[Figure scripts]
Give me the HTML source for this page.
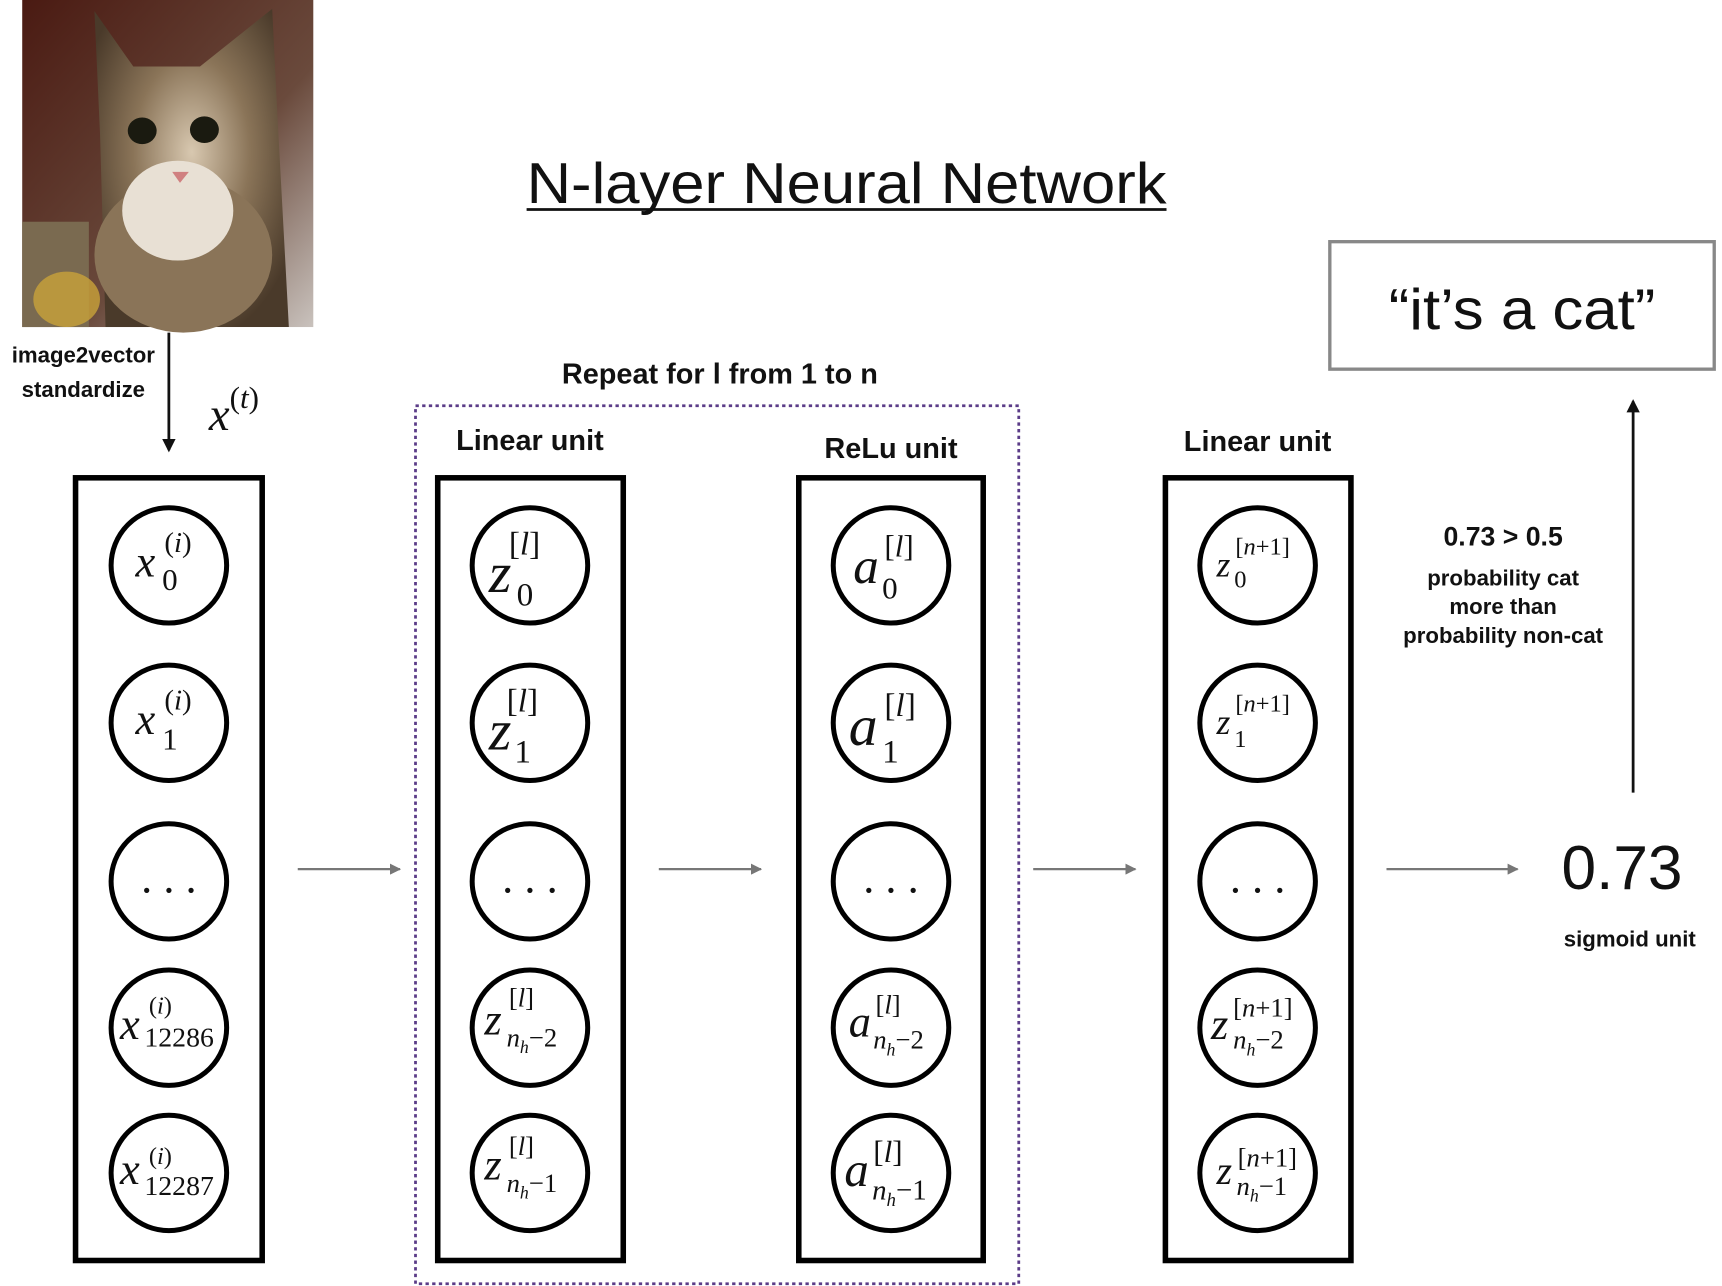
<!DOCTYPE html>
<html><head><meta charset="utf-8"><style>
html,body{margin:0;padding:0;background:#fff;width:1722px;height:1286px;overflow:hidden}
svg{display:block}
.b{font-family:"Liberation Sans",sans-serif;font-weight:bold;fill:#111}
.m{font-family:"Liberation Serif",serif;font-style:italic;fill:#111}
.r{font-family:"Liberation Serif",serif;fill:#111}
</style></head><body>
<svg width="1722" height="1286" viewBox="0 0 1550 1160" preserveAspectRatio="none" xmlns="http://www.w3.org/2000/svg">
<defs>
<linearGradient id="bg" x1="0" y1="0" x2="1" y2="1"><stop offset="0" stop-color="#4a1a12"/><stop offset="0.6" stop-color="#6a4a3c"/><stop offset="1" stop-color="#c9c2bd"/></linearGradient>
<radialGradient id="fur" cx="0.5" cy="0.45" r="0.6"><stop offset="0" stop-color="#d8c8b0"/><stop offset="0.5" stop-color="#8a7458"/><stop offset="1" stop-color="#4a3a2a"/></radialGradient>
<marker id="ag" markerWidth="10" markerHeight="10" refX="9" refY="5" orient="auto" markerUnits="userSpaceOnUse"><path d="M0,0 L10,5 L0,10 z" fill="#777"/></marker>
<marker id="ak" markerWidth="12" markerHeight="12" refX="10" refY="6" orient="auto" markerUnits="userSpaceOnUse"><path d="M0,0 L12,6 L0,12 z" fill="#111"/></marker>
</defs>
<!-- cat -->
<rect x="20" y="0" width="262" height="295" fill="url(#bg)"/>
<rect x="20" y="200" width="60" height="95" fill="#7a6a50"/>
<ellipse cx="60" cy="270" rx="30" ry="25" fill="#c9a23a" opacity="0.8"/>
<path d="M85,10 L120,60 L180,60 L245,8 L250,110 L260,295 L95,295 L90,120 Z" fill="url(#fur)"/>
<ellipse cx="165" cy="230" rx="80" ry="70" fill="#8a7458"/>
<ellipse cx="160" cy="190" rx="50" ry="45" fill="#e8e0d4"/>
<ellipse cx="128" cy="118" rx="13" ry="12" fill="#1a1a10"/><ellipse cx="184" cy="117" rx="13" ry="12" fill="#1a1a10"/>
<path d="M155,155 L170,155 L162,165 Z" fill="#d08080"/>
<!-- title -->
<text x="762" y="183" text-anchor="middle" font-family="Liberation Sans,sans-serif" font-size="52" fill="#111" textLength="576" lengthAdjust="spacingAndGlyphs">N-layer Neural Network</text>
<line x1="474" y1="189" x2="1050" y2="189" stroke="#111" stroke-width="2.5"/>
<!-- it's a cat -->
<rect x="1197" y="218" width="346" height="115" fill="none" stroke="#888" stroke-width="3"/>
<text x="1370" y="297" text-anchor="middle" font-family="Liberation Sans,sans-serif" font-size="52" fill="#111" textLength="240" lengthAdjust="spacingAndGlyphs">“it’s a cat”</text>
<!-- left labels -->
<text x="75" y="327" text-anchor="middle" class="b" font-size="20">image2vector</text>
<text x="75" y="358" text-anchor="middle" class="b" font-size="20">standardize</text>
<line x1="152" y1="300" x2="152" y2="406" stroke="#111" stroke-width="2.5" marker-end="url(#ak)"/>
<text x="188" y="388" class="m" font-size="42">x<tspan font-size="28" dy="-20" font-style="normal">(</tspan><tspan font-size="28">t</tspan><tspan font-size="28" font-style="normal">)</tspan></text>
<!-- repeat -->
<text x="648" y="346" text-anchor="middle" class="b" font-size="26">Repeat for l from 1 to n</text>
<rect x="374" y="366" width="543" height="792" fill="none" stroke="#5b3c88" stroke-width="2.5" stroke-dasharray="3,3"/>
<text x="477" y="406" text-anchor="middle" class="b" font-size="26">Linear unit</text>
<text x="802" y="413" text-anchor="middle" class="b" font-size="26">ReLu unit</text>
<text x="1132" y="407" text-anchor="middle" class="b" font-size="26">Linear unit</text>
<!-- boxes -->
<g fill="none" stroke="#000" stroke-width="5">
<rect x="68" y="431" width="168" height="706"/>
<rect x="394" y="431" width="167" height="706"/>
<rect x="719" y="431" width="166" height="706"/>
<rect x="1049" y="431" width="167" height="706"/>
</g>
<g fill="none" stroke="#000" stroke-width="4.5">
<circle cx="152" cy="510" r="52"/><circle cx="152" cy="652" r="52"/><circle cx="152" cy="795" r="52"/><circle cx="152" cy="927" r="52"/><circle cx="152" cy="1058" r="52"/>
<circle cx="477" cy="510" r="52"/><circle cx="477" cy="652" r="52"/><circle cx="477" cy="795" r="52"/><circle cx="477" cy="927" r="52"/><circle cx="477" cy="1058" r="52"/>
<circle cx="802" cy="510" r="52"/><circle cx="802" cy="652" r="52"/><circle cx="802" cy="795" r="52"/><circle cx="802" cy="927" r="52"/><circle cx="802" cy="1058" r="52"/>
<circle cx="1132" cy="510" r="52"/><circle cx="1132" cy="652" r="52"/><circle cx="1132" cy="795" r="52"/><circle cx="1132" cy="927" r="52"/><circle cx="1132" cy="1058" r="52"/>
</g>
<!-- dots -->
<g class="r" font-size="40" text-anchor="middle">
<text x="152" y="805">. . .</text><text x="477" y="805">. . .</text><text x="802" y="805">. . .</text><text x="1132" y="805">. . .</text>
</g>
<!-- column 1 -->
<text x="122" y="520" class="m" font-size="40">x</text><text x="146" y="532" class="r" font-size="28">0</text><text x="148" y="498" class="r" font-size="26">(<tspan font-style="italic">i</tspan>)</text>
<text x="122" y="662" class="m" font-size="40">x</text><text x="146" y="676" class="r" font-size="28">1</text><text x="148" y="640" class="r" font-size="26">(<tspan font-style="italic">i</tspan>)</text>
<text x="108" y="937" class="m" font-size="40">x</text><text x="130" y="944" class="r" font-size="25">12286</text><text x="134" y="914" class="r" font-size="22">(<tspan font-style="italic">i</tspan>)</text>
<text x="108" y="1068" class="m" font-size="40">x</text><text x="130" y="1078" class="r" font-size="25">12287</text><text x="134" y="1050" class="r" font-size="22">(<tspan font-style="italic">i</tspan>)</text>
<!-- column 2 -->
<text x="440" y="534" class="m" font-size="52">z</text><text x="465" y="546" class="r" font-size="30">0</text><text x="458" y="500" class="r" font-size="30">[<tspan font-style="italic">l</tspan>]</text>
<text x="440" y="676" class="m" font-size="52">z</text><text x="463" y="688" class="r" font-size="30">1</text><text x="456" y="642" class="r" font-size="30">[<tspan font-style="italic">l</tspan>]</text>
<text x="436" y="933" class="m" font-size="40">z</text><text x="456" y="944" class="m" font-size="24">n<tspan font-size="16" dy="6">h</tspan><tspan dy="-6" font-style="normal">−2</tspan></text><text x="458" y="908" class="r" font-size="24">[<tspan font-style="italic">l</tspan>]</text>
<text x="436" y="1064" class="m" font-size="40">z</text><text x="456" y="1075" class="m" font-size="24">n<tspan font-size="16" dy="6">h</tspan><tspan dy="-6" font-style="normal">−1</tspan></text><text x="458" y="1042" class="r" font-size="24">[<tspan font-style="italic">l</tspan>]</text>
<!-- column 3 -->
<text x="768" y="526" class="m" font-size="46">a</text><text x="794" y="540" class="r" font-size="28">0</text><text x="796" y="502" class="r" font-size="28">[<tspan font-style="italic">l</tspan>]</text>
<text x="764" y="672" class="m" font-size="52">a</text><text x="794" y="688" class="r" font-size="30">1</text><text x="796" y="646" class="r" font-size="30">[<tspan font-style="italic">l</tspan>]</text>
<text x="764" y="935" class="m" font-size="40">a</text><text x="786" y="946" class="m" font-size="24">n<tspan font-size="16" dy="6">h</tspan><tspan dy="-6" font-style="normal">−2</tspan></text><text x="788" y="914" class="r" font-size="24">[<tspan font-style="italic">l</tspan>]</text>
<text x="760" y="1070" class="m" font-size="44">a</text><text x="785" y="1082" class="m" font-size="26">n<tspan font-size="17" dy="6">h</tspan><tspan dy="-6" font-style="normal">−1</tspan></text><text x="786" y="1048" class="r" font-size="28">[<tspan font-style="italic">l</tspan>]</text>
<!-- column 4 -->
<text x="1095" y="520" class="m" font-size="32">z</text><text x="1111" y="530" class="r" font-size="22">0</text><text x="1112" y="500" class="r" font-size="22">[<tspan font-style="italic">n</tspan>+1]</text>
<text x="1095" y="662" class="m" font-size="32">z</text><text x="1111" y="674" class="r" font-size="22">1</text><text x="1112" y="642" class="r" font-size="22">[<tspan font-style="italic">n</tspan>+1]</text>
<text x="1090" y="937" class="m" font-size="40">z</text><text x="1110" y="946" class="m" font-size="24">n<tspan font-size="16" dy="6">h</tspan><tspan dy="-6" font-style="normal">−2</tspan></text><text x="1110" y="917" class="r" font-size="24">[<tspan font-style="italic">n</tspan>+1]</text>
<text x="1095" y="1068" class="m" font-size="36">z</text><text x="1113" y="1078" class="m" font-size="24">n<tspan font-size="16" dy="6">h</tspan><tspan dy="-6" font-style="normal">−1</tspan></text><text x="1114" y="1052" class="r" font-size="24">[<tspan font-style="italic">n</tspan>+1]</text>
<!-- arrows -->
<g stroke="#777" stroke-width="2" marker-end="url(#ag)">
<line x1="268" y1="784" x2="360" y2="784"/>
<line x1="593" y1="784" x2="685" y2="784"/>
<line x1="930" y1="784" x2="1022" y2="784"/>
<line x1="1248" y1="784" x2="1366" y2="784"/>
</g>
<line x1="1470" y1="715" x2="1470" y2="362" stroke="#111" stroke-width="2.5" marker-end="url(#ak)"/>
<!-- output -->
<text x="1460" y="802" text-anchor="middle" font-family="Liberation Sans,sans-serif" font-size="56" fill="#111">0.73</text>
<text x="1467" y="854" text-anchor="middle" class="b" font-size="20">sigmoid unit</text>
<text x="1353" y="492" text-anchor="middle" class="b" font-size="24">0.73 &gt; 0.5</text>
<text x="1353" y="528" text-anchor="middle" class="b" font-size="20">probability cat</text>
<text x="1353" y="554" text-anchor="middle" class="b" font-size="20">more than</text>
<text x="1353" y="580" text-anchor="middle" class="b" font-size="20">probability non-cat</text>
</svg>
</body></html>
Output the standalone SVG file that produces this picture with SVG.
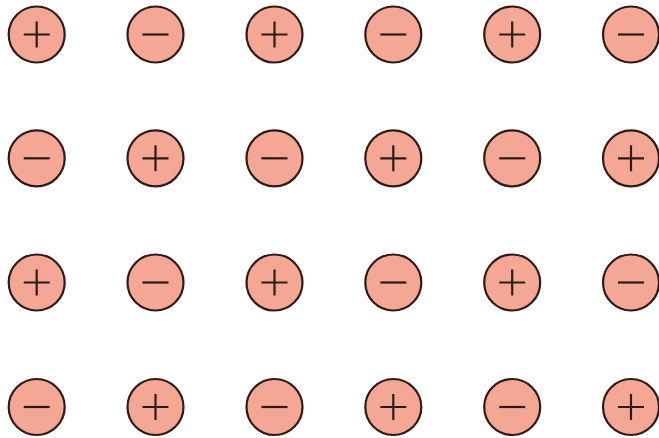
<svg xmlns="http://www.w3.org/2000/svg" width="659" height="438" viewBox="0 0 659 438">
<style>
.c{fill:#f5a796;stroke:#2e1b17;stroke-width:2.2}
.s{stroke:#2e1b17;stroke-width:2.2;fill:none}
</style>
<defs>
<g id="plus"><circle class="c" r="28"/><path class="s" d="M-13 0H13M0 -13V13"/></g>
<g id="minus"><circle class="c" r="28"/><path class="s" d="M-13 0H13"/></g>
</defs>
<rect width="659" height="438" fill="#fff"/>
<g id="r1">
<use id="n11" href="#plus" x="36.7" y="34.5"/>
<use id="n12" href="#minus" x="155.5" y="34.5"/>
<use id="n13" href="#plus" x="274.5" y="34.5"/>
<use id="n14" href="#minus" x="393.3" y="34.5"/>
<use id="n15" href="#plus" x="512.2" y="34.5"/>
<use id="n16" href="#minus" x="631" y="34.5"/>
</g>
<g id="r2">
<use id="n21" href="#minus" x="36.7" y="158.3"/>
<use id="n22" href="#plus" x="155.5" y="158.3"/>
<use id="n23" href="#minus" x="274.5" y="158.3"/>
<use id="n24" href="#plus" x="393.3" y="158.3"/>
<use id="n25" href="#minus" x="512.2" y="158.3"/>
<use id="n26" href="#plus" x="631" y="158.3"/>
</g>
<g id="r3">
<use id="n31" href="#plus" x="36.7" y="282.5"/>
<use id="n32" href="#minus" x="155.5" y="282.5"/>
<use id="n33" href="#plus" x="274.5" y="282.5"/>
<use id="n34" href="#minus" x="393.3" y="282.5"/>
<use id="n35" href="#plus" x="512.2" y="282.5"/>
<use id="n36" href="#minus" x="631" y="282.5"/>
</g>
<g id="r4">
<use id="n41" href="#minus" x="36.7" y="407"/>
<use id="n42" href="#plus" x="155.5" y="407"/>
<use id="n43" href="#minus" x="274.5" y="407"/>
<use id="n44" href="#plus" x="393.3" y="407"/>
<use id="n45" href="#minus" x="512.2" y="407"/>
<use id="n46" href="#plus" x="631" y="407"/>
</g>
<g id="connectors"/>
</svg>
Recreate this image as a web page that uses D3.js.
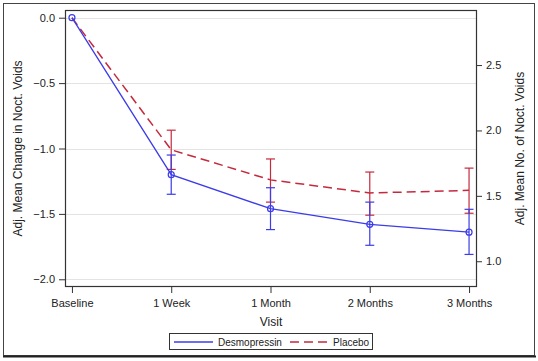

** Problem to solve **
With pictures left out, repeat exactly the lines from the line bearing "Output the standalone" through the final line of the records above.

** Written solution **
Output the standalone SVG file that produces this picture with SVG.
<svg xmlns="http://www.w3.org/2000/svg" width="659" height="438" viewBox="0 0 659 438">
<style>
.c{fill:#f5a796;stroke:#2e1b17;stroke-width:2.2}
.s{stroke:#2e1b17;stroke-width:2.2;fill:none}
</style>
<defs>
<g id="plus"><circle class="c" r="28"/><path class="s" d="M-13 0H13M0 -13V13"/></g>
<g id="minus"><circle class="c" r="28"/><path class="s" d="M-13 0H13"/></g>
</defs>
<rect width="659" height="438" fill="#fff"/>
<g id="r1">
<use id="n11" href="#plus" x="36.7" y="34.5"/>
<use id="n12" href="#minus" x="155.5" y="34.5"/>
<use id="n13" href="#plus" x="274.5" y="34.5"/>
<use id="n14" href="#minus" x="393.3" y="34.5"/>
<use id="n15" href="#plus" x="512.2" y="34.5"/>
<use id="n16" href="#minus" x="631" y="34.5"/>
</g>
<g id="r2">
<use id="n21" href="#minus" x="36.7" y="158.3"/>
<use id="n22" href="#plus" x="155.5" y="158.3"/>
<use id="n23" href="#minus" x="274.5" y="158.3"/>
<use id="n24" href="#plus" x="393.3" y="158.3"/>
<use id="n25" href="#minus" x="512.2" y="158.3"/>
<use id="n26" href="#plus" x="631" y="158.3"/>
</g>
<g id="r3">
<use id="n31" href="#plus" x="36.7" y="282.5"/>
<use id="n32" href="#minus" x="155.5" y="282.5"/>
<use id="n33" href="#plus" x="274.5" y="282.5"/>
<use id="n34" href="#minus" x="393.3" y="282.5"/>
<use id="n35" href="#plus" x="512.2" y="282.5"/>
<use id="n36" href="#minus" x="631" y="282.5"/>
</g>
<g id="r4">
<use id="n41" href="#minus" x="36.7" y="407"/>
<use id="n42" href="#plus" x="155.5" y="407"/>
<use id="n43" href="#minus" x="274.5" y="407"/>
<use id="n44" href="#plus" x="393.3" y="407"/>
<use id="n45" href="#minus" x="512.2" y="407"/>
<use id="n46" href="#plus" x="631" y="407"/>
</g>
<g id="connectors"/>
</svg>
Recreate this image as a web page that uses D3.js.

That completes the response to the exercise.